The story is watered down, not only for children by Hurlbut, but for anyone who does not take seriously the Old Testament stories, which are foundational myths about the history of the Hebrew people and their relationship with their God.  In the usual interpretation, the man who wrestles with Jacob is not God, but an angel from God; Jacob has won the victory and becomes (in the King James Version) a “prince” of his people, just as Jesus won the victory and became the Christ; Jacob sees God face-to-face, but Hurlbut leaves out the fact that having done so, he escapes with only a dislocated hip instead of losing his life.

The Jeremiah reading also seems to predestine the reading from 2 Timothy, if we accept the convention of prophecy and confirmation or actualization from the Old Testament to the New:  “The days are surely coming, says the Lord, when I will sow the house of Israel and the house of Judah with the seed of humans and the seed of animals.  And just as I have watched over them to pluck up and break down, to overthrow, destroy, and bring evil, so I will watch over them to build and to plant, says the Lord.”  Jer. 31:27-28.  The section cherry-picked from Psalm 119 is further accompaniment to the pious posturing offered by the writer of 2 Timothy, who is blinded by dogma, and is unable to see the paradox or hold the contradiction that is necessary for distributive justice-compassion (the “kingdom” or realm of God) to hold sway.  “Covenant” for that writer is a one-sided demand from God to humanity, somehow alchemically reconciled through the blood of the Christ. 
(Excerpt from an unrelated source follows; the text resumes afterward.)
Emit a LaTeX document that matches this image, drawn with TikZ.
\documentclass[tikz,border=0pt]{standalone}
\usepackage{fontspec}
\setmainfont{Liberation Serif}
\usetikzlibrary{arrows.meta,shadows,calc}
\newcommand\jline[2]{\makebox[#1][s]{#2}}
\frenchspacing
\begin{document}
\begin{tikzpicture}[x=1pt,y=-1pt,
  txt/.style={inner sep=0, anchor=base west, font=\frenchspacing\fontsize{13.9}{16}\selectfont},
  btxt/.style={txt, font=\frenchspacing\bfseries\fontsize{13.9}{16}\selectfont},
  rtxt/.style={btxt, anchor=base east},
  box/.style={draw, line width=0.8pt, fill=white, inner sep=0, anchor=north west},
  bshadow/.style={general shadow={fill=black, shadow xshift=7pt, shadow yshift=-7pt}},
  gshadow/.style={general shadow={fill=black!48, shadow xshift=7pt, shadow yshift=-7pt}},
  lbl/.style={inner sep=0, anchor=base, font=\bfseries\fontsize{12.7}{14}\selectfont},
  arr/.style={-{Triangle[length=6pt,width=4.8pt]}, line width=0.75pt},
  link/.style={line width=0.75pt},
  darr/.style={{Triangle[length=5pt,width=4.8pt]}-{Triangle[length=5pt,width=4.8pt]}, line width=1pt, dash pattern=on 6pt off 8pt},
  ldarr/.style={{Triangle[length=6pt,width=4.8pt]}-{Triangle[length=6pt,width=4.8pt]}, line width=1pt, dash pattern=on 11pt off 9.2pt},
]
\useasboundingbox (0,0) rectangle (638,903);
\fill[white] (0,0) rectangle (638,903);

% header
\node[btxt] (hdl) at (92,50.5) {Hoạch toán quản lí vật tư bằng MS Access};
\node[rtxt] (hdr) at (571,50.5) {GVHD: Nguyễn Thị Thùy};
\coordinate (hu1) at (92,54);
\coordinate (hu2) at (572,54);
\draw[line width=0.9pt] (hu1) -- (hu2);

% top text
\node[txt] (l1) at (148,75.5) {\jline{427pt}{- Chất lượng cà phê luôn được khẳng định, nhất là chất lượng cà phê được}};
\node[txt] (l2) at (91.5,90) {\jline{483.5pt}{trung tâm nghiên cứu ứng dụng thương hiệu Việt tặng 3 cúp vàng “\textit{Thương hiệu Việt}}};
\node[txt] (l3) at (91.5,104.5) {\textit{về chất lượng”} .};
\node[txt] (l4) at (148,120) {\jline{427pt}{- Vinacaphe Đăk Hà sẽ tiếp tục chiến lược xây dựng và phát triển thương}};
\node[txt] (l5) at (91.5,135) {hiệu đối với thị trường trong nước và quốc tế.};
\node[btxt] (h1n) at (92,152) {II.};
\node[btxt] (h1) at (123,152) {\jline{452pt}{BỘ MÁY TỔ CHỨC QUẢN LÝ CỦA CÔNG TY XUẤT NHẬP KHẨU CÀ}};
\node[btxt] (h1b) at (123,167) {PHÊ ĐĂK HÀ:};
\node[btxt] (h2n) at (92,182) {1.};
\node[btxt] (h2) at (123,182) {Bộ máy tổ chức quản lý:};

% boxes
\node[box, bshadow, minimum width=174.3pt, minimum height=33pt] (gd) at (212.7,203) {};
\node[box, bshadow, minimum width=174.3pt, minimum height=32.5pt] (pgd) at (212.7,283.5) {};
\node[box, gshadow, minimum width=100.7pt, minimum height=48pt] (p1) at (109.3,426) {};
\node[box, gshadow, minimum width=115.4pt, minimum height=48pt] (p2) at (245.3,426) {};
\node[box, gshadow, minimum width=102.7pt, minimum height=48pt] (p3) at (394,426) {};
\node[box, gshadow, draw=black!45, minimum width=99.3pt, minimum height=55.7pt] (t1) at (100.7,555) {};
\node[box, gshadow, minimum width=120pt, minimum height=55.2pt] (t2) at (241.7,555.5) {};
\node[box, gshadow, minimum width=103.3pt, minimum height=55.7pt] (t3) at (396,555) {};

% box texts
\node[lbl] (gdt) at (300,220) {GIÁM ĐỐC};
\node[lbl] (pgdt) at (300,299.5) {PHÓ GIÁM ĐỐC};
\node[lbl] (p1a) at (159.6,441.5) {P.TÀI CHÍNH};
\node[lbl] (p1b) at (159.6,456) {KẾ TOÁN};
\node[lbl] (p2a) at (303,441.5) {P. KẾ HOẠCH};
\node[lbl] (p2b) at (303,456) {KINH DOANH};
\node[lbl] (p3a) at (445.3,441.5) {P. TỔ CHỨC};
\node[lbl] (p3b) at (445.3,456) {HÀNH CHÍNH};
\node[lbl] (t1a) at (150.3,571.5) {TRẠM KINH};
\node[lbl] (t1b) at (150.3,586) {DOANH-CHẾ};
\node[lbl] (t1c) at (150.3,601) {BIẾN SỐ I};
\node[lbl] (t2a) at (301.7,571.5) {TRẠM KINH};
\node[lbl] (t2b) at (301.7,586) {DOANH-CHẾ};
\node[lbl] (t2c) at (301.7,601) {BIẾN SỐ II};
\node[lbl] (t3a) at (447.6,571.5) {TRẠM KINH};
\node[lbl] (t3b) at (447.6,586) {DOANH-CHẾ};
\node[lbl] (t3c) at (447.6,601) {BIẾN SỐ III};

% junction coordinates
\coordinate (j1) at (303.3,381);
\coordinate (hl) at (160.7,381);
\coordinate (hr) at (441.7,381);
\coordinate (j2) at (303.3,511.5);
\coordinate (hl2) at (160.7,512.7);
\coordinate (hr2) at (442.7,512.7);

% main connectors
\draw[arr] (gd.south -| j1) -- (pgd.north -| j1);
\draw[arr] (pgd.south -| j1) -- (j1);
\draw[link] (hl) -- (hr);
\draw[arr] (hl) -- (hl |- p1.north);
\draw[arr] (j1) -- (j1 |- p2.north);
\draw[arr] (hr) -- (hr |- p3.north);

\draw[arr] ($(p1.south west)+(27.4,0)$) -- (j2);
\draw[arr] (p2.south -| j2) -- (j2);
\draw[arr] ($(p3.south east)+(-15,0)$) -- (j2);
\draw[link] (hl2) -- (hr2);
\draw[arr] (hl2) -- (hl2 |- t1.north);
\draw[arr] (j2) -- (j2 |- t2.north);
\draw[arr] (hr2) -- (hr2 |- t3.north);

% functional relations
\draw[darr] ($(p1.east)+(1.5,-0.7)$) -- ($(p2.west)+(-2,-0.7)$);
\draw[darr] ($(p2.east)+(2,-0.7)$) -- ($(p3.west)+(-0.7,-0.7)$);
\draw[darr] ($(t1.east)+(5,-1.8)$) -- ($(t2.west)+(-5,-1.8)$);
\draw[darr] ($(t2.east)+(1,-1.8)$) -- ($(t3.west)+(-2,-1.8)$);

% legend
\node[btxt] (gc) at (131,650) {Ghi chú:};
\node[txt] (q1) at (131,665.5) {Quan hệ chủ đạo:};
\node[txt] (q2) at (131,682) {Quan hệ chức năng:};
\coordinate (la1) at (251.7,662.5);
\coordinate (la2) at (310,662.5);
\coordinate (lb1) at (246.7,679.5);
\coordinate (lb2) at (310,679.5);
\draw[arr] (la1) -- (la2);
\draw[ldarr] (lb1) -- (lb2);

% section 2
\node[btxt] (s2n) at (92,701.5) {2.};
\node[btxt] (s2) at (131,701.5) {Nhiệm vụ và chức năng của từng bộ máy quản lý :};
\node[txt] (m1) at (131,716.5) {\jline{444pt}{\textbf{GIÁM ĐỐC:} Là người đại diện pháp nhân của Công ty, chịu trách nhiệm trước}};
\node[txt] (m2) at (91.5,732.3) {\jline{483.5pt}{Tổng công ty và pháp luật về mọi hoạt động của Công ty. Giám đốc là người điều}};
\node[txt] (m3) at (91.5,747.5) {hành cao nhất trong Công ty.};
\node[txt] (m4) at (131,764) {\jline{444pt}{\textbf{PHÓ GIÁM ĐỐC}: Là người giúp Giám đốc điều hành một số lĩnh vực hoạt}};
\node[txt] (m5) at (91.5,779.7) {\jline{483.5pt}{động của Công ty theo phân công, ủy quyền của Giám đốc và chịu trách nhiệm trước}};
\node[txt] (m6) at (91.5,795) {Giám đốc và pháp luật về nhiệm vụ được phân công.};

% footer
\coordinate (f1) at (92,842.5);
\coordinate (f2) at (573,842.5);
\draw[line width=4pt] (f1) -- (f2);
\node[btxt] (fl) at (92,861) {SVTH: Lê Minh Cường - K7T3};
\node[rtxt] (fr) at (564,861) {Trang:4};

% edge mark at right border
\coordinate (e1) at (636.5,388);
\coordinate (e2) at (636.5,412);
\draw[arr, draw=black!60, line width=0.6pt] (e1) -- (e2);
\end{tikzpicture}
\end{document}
But Jeremiah is actually reminding the people in exile that there is a time for every purpose: a time to plant, etc., and God will keep God’s part of the bargain by providing protection and care.  All the people need to do is live in justice-compassion, and trust the promise.  See Psalm 121.  Covenant for Jacob is the struggle for meaning in a relationship with “God.”  Not a corporeal god, but a paradox that includes strength and weakness, love and fear, good and evil, presence and absence.  John Dominic Crossan proposes a “kenotic God,” [link to blog.4.1.07] “a God whose gracious presence as free gift (Paul’s charis) is the beating heart of the universe and does not need to threaten, to intervene, to punish, or to control.  A God whose presence is justice and life, but whose absence is injustice and death” (Crossan, In Search of Paul, HarperCollins Publishers 2004, p. 291).

The ability to live centered in paradox is a sign of human spiritual and emotional maturity.  The point is the struggle, not the intervention of supernatural power.  The only way to engage the struggle and survive is to trust the process.  Jacob encounters the human-divine paradox, and comes out of it surprised to be alive, wounded or diminished in physical power, yet whole.
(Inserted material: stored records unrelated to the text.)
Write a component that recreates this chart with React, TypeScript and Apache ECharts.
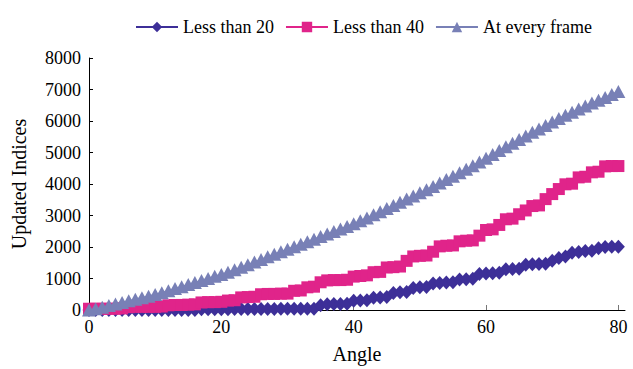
import React, { useEffect, useRef } from "react";
import * as echarts from "echarts";

const angles = [
  0, 1, 2, 3, 4, 5, 6, 7, 8, 9, 10, 11, 12, 13, 14, 15, 16, 17, 18, 19, 20,
  21, 22, 23, 24, 25, 26, 27, 28, 29, 30, 31, 32, 33, 34, 35, 36, 37, 38, 39, 40,
  41, 42, 43, 44, 45, 46, 47, 48, 49, 50, 51, 52, 53, 54, 55, 56, 57, 58, 59, 60,
  61, 62, 63, 64, 65, 66, 67, 68, 69, 70, 71, 72, 73, 74, 75, 76, 77, 78, 79, 80,
];

const lessThan20 = [
  0, 0, 0, 0, 0, 0, 0, 0, 0, 0,
  0, 0, 0, 0, 0, 0, 0, 20, 20, 20,
  20, 20, 30, 30, 30, 30, 30, 30, 30, 40,
  40, 40, 40, 40, 40, 150, 180, 190, 190, 200,
  290, 300, 310, 390, 400, 410, 540, 560, 570, 700,
  720, 730, 840, 860, 870, 880, 970, 980, 990, 1140,
  1160, 1170, 1180, 1290, 1300, 1310, 1440, 1450, 1460, 1470,
  1560, 1650, 1700, 1820, 1840, 1870, 1880, 1960, 2000, 2010,
  2010,
];

const lessThan40 = [
  40, 40, 40, 40, 40, 50, 90, 100, 100, 100,
  100, 110, 150, 160, 160, 170, 180, 240, 250, 250,
  260, 300, 310, 400, 410, 420, 500, 510, 510, 520,
  520, 610, 620, 720, 740, 880, 940, 950, 950, 960,
  1060, 1080, 1100, 1200, 1210, 1350, 1360, 1380, 1560, 1700,
  1720, 1730, 1850, 2020, 2040, 2050, 2180, 2200, 2210, 2360,
  2540, 2560, 2700, 2880, 2900, 3040, 3160, 3300, 3320, 3520,
  3680, 3840, 3990, 4010, 4210, 4230, 4370, 4390, 4560, 4570,
  4570,
];

const everyFrame = [
  0, 40, 90, 140, 190, 240, 290, 340, 390, 440,
  490, 550, 610, 680, 740, 810, 870, 940, 1000, 1070,
  1130, 1200, 1280, 1360, 1440, 1520, 1600, 1690, 1770, 1850,
  1930, 2010, 2090, 2170, 2250, 2330, 2410, 2490, 2570, 2650,
  2740, 2830, 2920, 3020, 3120, 3220, 3320, 3420, 3520, 3620,
  3720, 3820, 3920, 4030, 4140, 4250, 4360, 4470, 4580, 4700,
  4820, 4940, 5060, 5180, 5290, 5410, 5520, 5640, 5750, 5860,
  5970, 6080, 6180, 6280, 6380, 6480, 6570, 6660, 6750, 6840,
  6940,
];

const seriesNames = ["Less than 20", "Less than 40", "At every frame"];
const seriesColors = ["#3d2f98", "#e0248a", "#7880b6"];
const xTicks = [0, 20, 40, 60, 80];

const FONT = "Liberation Serif";

export default function App() {
  const ref = useRef<HTMLDivElement>(null);

  useEffect(() => {
    document.body.style.margin = "0";
    const chart = echarts.init(ref.current!, null, { renderer: "svg" });
    const pair = (vals: number[]) => angles.map((a, i) => [a, vals[i]]);
    const mk = (name: string, color: string, vals: number[], symbol: string, size: any) => ({
      name,
      type: "line",
      data: pair(vals),
      symbol,
      symbolSize: size,
      showAllSymbol: true,
      lineStyle: { color, width: 1.5 },
      itemStyle: { color },
      emphasis: { disabled: true },
    });
    chart.setOption({
      animation: false,
      backgroundColor: "#ffffff",
      textStyle: { fontFamily: FONT },
      legend: {
        top: 13,
        left: 130,
        itemWidth: 42,
        itemHeight: 13,
        itemGap: 11,
        textStyle: { fontFamily: FONT, fontSize: 18, color: "#000" },
        data: seriesNames,
      },
      grid: { left: 89, right: 8, top: 58, bottom: 57 },
      xAxis: {
        type: "value",
        min: 0,
        max: 81,
        interval: 20,
        name: "Angle",
        nameLocation: "middle",
        nameGap: 34,
        nameTextStyle: { fontFamily: FONT, fontSize: 20, color: "#000" },
        axisLine: { show: true, lineStyle: { color: "#000", width: 1 } },
        axisTick: { show: true, inside: true, length: 5, customValues: xTicks, lineStyle: { color: "#777" } },
        axisLabel: { customValues: xTicks, fontFamily: FONT, fontSize: 18, color: "#000", margin: 8 },
        splitLine: { show: false },
      },
      yAxis: {
        type: "value",
        min: 0,
        max: 8000,
        interval: 1000,
        name: "Updated Indices",
        nameLocation: "middle",
        nameGap: 60,
        nameTextStyle: { fontFamily: FONT, fontSize: 20, color: "#000" },
        axisLine: { show: true, lineStyle: { color: "#000", width: 1 } },
        axisTick: { show: true, inside: true, length: 4, lineStyle: { color: "#000" } },
        axisLabel: {
          fontFamily: FONT,
          fontSize: 18,
          color: "#000",
          margin: 8,
          formatter: (v: number) => String(v),
        },
        splitLine: { show: false },
      },
      series: [
        mk(seriesNames[0], seriesColors[0], lessThan20, "diamond", [13, 14]),
        mk(seriesNames[1], seriesColors[1], lessThan40, "rect", 12),
        mk(seriesNames[2], seriesColors[2], everyFrame, "triangle", [14, 13]),
      ],
    });
    return () => chart.dispose();
  }, []);

  return <div ref={ref} style={{ width: 633, height: 369 }} />;
}
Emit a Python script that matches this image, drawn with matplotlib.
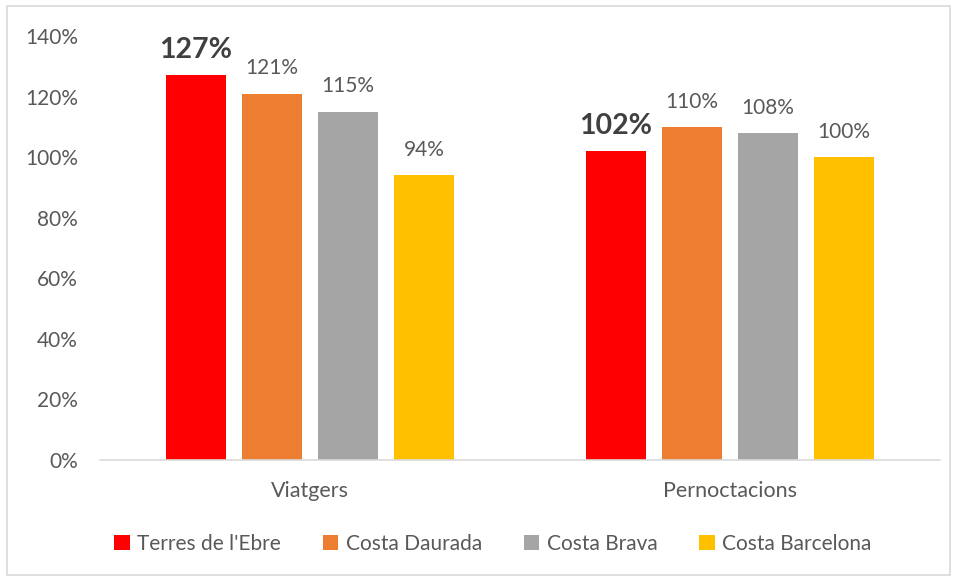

By now readers should realize that in the theology I am exploring, Covenant requires active participation in an ongoing mutual relationship with the God of Abraham, Isaac, Jacob, and – yes – Jesus.  When Jesus speaks of the “Kingdom of God,” he is talking about a realm – a paradigm – a parallel universe – where distributive justice-compassion rules.  This “kingdom” is in direct opposition to the “empire” of Rome – and any other empire that comes down the pike of history, from the Babylonians to the British to the 21st Century “pax Americana” promulgated by the policies foreign and domestic of U.S. presidents since (perhaps) Monroe.* The realm or “kingdom” Jesus was talking about is accessed by simply – and only – radically abandoning self-interest, and trusting the consequences of distributive justice-compassion.
*[The fact that James Monroe declared the Western Hemisphere off-limits for European and/or British colonization may or may not have led to U.S. imperial hegemony; that is a point for political science debate, which is beyond the scope of this blog.]